1.〇〇銀行〇〇支店の定期預金及び普通預金全額
定期預金 口座番号123456
普通預金 口座番号566778
2.株式会社〇〇の株式 30,000株
第3条
この遺言の執行者として次の者を指定する。
東京都板橋区〇〇1丁目3
山田一郎 昭和〇〇年2月2日生
平成〇〇年〇〇月〇〇日
遺言者 〇〇一郎 印
6.遺言書を作成したら
遺言書を作成したら、封筒に入れて保管しておきます。
封筒に遺言書を入れたら、封の部分に押印します。
封筒の裏には日付と自分の名前を明記しておきます。
「開封せず、家庭裁判所の検認を受けること」と明記しておくと万全です。
その後、紛失や盗難されない安全な場所に保管しておきましょう。
自分の死後に、遺族が見つけることができないと遺言書の意味がありませんので、遺族が見つけることができる場所に保管してください。
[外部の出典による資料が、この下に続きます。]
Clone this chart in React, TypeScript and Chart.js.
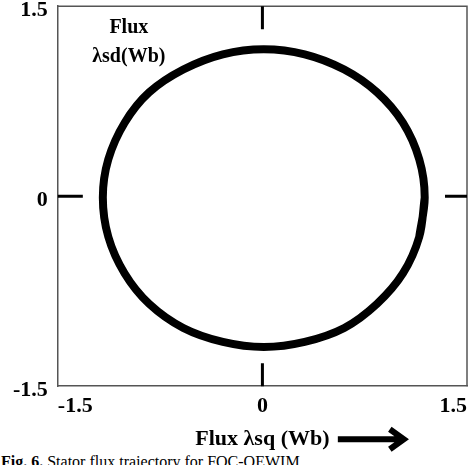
import { useEffect, useRef } from "react"
import { Chart, registerables } from "chart.js"

Chart.register(...registerables)

// stator flux trajectory (Wb)
const fluxSq = [
  1.19, 1.15, 1.03, 0.84, 0.6, 0.31, 0.01, -0.29, -0.58, -0.83, -1.01, -1.13,
  -1.17, -1.13, -1.01, -0.83, -0.58, -0.29, 0.01, 0.31, 0.6, 0.84, 1.03, 1.15,
]
const fluxSd = [
  -0.01, 0.29, 0.58, 0.82, 1.0, 1.12, 1.16, 1.12, 1.0, 0.82, 0.58, 0.29,
  -0.01, -0.32, -0.61, -0.85, -1.04, -1.15, -1.19, -1.15, -1.04, -0.85, -0.61, -0.32,
]

const tickValues = [-1.5, 0, 1.5]
const tickLabels = ["-1.5", "0", "1.5"]
const xTitle = "Flux λsq (Wb)"
const yTitle = ["Flux", "λsd(Wb)"]

const FONT = "'Liberation Serif', 'Times New Roman', serif"

// top/right edges of the box, inward zero ticks, inner y label and the arrow
const framePlugin = {
  id: "frame",
  afterDatasetsDraw(chart: any) {
    const { ctx, chartArea: a, scales } = chart
    const x0 = scales.x.getPixelForValue(0)
    const y0 = scales.y.getPixelForValue(0)
    ctx.save()
    ctx.strokeStyle = "#555"
    ctx.lineWidth = 1.5
    ctx.beginPath()
    ctx.moveTo(a.left, a.top)
    ctx.lineTo(a.right, a.top)
    ctx.lineTo(a.right, a.bottom)
    ctx.stroke()

    ctx.strokeStyle = "#000"
    ctx.lineWidth = 3
    ctx.beginPath()
    ctx.moveTo(x0, a.top)
    ctx.lineTo(x0, a.top + 23)
    ctx.moveTo(x0, a.bottom)
    ctx.lineTo(x0, a.bottom - 23)
    ctx.moveTo(a.left, y0)
    ctx.lineTo(a.left + 25, y0)
    ctx.moveTo(a.right, y0)
    ctx.lineTo(a.right - 22, y0)
    ctx.stroke()

    ctx.fillStyle = "#000"
    ctx.font = `bold 20px ${FONT}`
    ctx.textAlign = "center"
    ctx.textBaseline = "middle"
    ctx.fillText(yTitle[0], a.left + 71, a.top + 22)
    ctx.fillText(yTitle[1], a.left + 71, a.top + 51)

    // arrow next to the x title
    const ay = a.bottom + 53
    ctx.lineWidth = 6
    ctx.lineJoin = "miter"
    ctx.beginPath()
    ctx.moveTo(a.left + 280, ay)
    ctx.lineTo(a.left + 343, ay)
    ctx.moveTo(a.left + 332, ay - 10)
    ctx.lineTo(a.left + 346, ay)
    ctx.lineTo(a.left + 332, ay + 10)
    ctx.stroke()
    ctx.restore()
  },
}

export default function App() {
  const chartRef = useRef<HTMLCanvasElement>(null)
  const chartInstance = useRef<Chart | null>(null)

  useEffect(() => {
    if (!chartRef.current) return
    if (chartInstance.current) chartInstance.current.destroy()

    const setTicks = (axis: any) => {
      axis.ticks = tickValues.map((v) => ({ value: v }))
    }
    const tickLabel = (v: any) => tickLabels[tickValues.indexOf(Number(v))] ?? ""

    // closed loop: start one point early so the join stays smooth
    const n = fluxSq.length
    const order = [n - 1, ...fluxSq.map((_, i) => i), 0]
    const loop = order.map((i) => ({ x: fluxSq[i], y: fluxSd[i] }))

    chartInstance.current = new Chart(chartRef.current, {
      type: "scatter",
      data: {
        datasets: [
          {
            data: loop,
            showLine: true,
            borderColor: "#000",
            borderWidth: 8,
            pointRadius: 0,
            tension: 0.34,
            fill: false,
          },
        ],
      },
      options: {
        animation: false,
        responsive: true,
        maintainAspectRatio: false,
        events: [],
        layout: { padding: { left: 3, right: 3, top: 0, bottom: 0 } },
        plugins: { legend: { display: false }, tooltip: { enabled: false } },
        scales: {
          x: {
            type: "linear",
            min: -1.5,
            max: 1.5,
            afterBuildTicks: setTicks,
            grid: { display: false, drawTicks: false },
            border: { display: true, color: "#555", width: 1.5 },
            ticks: {
              align: "inner",
              padding: 7,
              color: "#000",
              maxRotation: 0,
              font: { family: FONT, size: 22, weight: "bold" },
              callback: tickLabel,
            },
            title: {
              display: true,
              text: xTitle,
              color: "#000",
              padding: { top: 0, bottom: 0 },
              font: { family: FONT, size: 22, weight: "bold" },
            },
          },
          y: {
            type: "linear",
            min: -1.5,
            max: 1.5,
            afterBuildTicks: setTicks,
            grid: { display: false, drawTicks: false },
            border: { display: true, color: "#555", width: 1.5 },
            ticks: {
              padding: 10,
              labelOffset: 4,
              color: "#000",
              font: { family: FONT, size: 22, weight: "bold" },
              callback: tickLabel,
            },
          },
        },
      },
      plugins: [framePlugin],
    })

    return () => {
      if (chartInstance.current) {
        chartInstance.current.destroy()
        chartInstance.current = null
      }
    }
  }, [])

  return (
    <div
      style={{
        position: "absolute",
        left: 0,
        top: 0,
        width: 474,
        height: 465,
        overflow: "hidden",
        background: "#fff",
        fontFamily: FONT,
      }}
    >
      <div style={{ position: "absolute", left: 0, top: -17, width: 474, height: 470 }}>
        <canvas ref={chartRef} />
      </div>
      <div
        style={{
          position: "absolute",
          left: 1,
          top: 454,
          fontSize: 16,
          lineHeight: "16px",
          whiteSpace: "nowrap",
          color: "#000",
        }}
      >
        <b>Fig. 6.</b> Stator flux trajectory for FOC-OEWIM
      </div>
    </div>
  )
}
年を経るにつれて、自分自身の記憶が曖昧になっていくことも考えられますので、信頼のおける人、例えば配偶者には、遺言書の保管場所を教えておいてもよいかもしれません。
正しい遺言書の書き方とは
人の死はいつやってくるかはわかりません。
そして、誰しもいつかは必ず死がおとずれます。
遺言書は最後のあなたの意思です。
遺言書は要件を守れば、死後もあなたの意思を遺族に伝えてくれます。
あなたの意思を伝えるためにも、そして遺された遺族が困らないためにも、不備のない遺言書を作成してその時に備えましょう。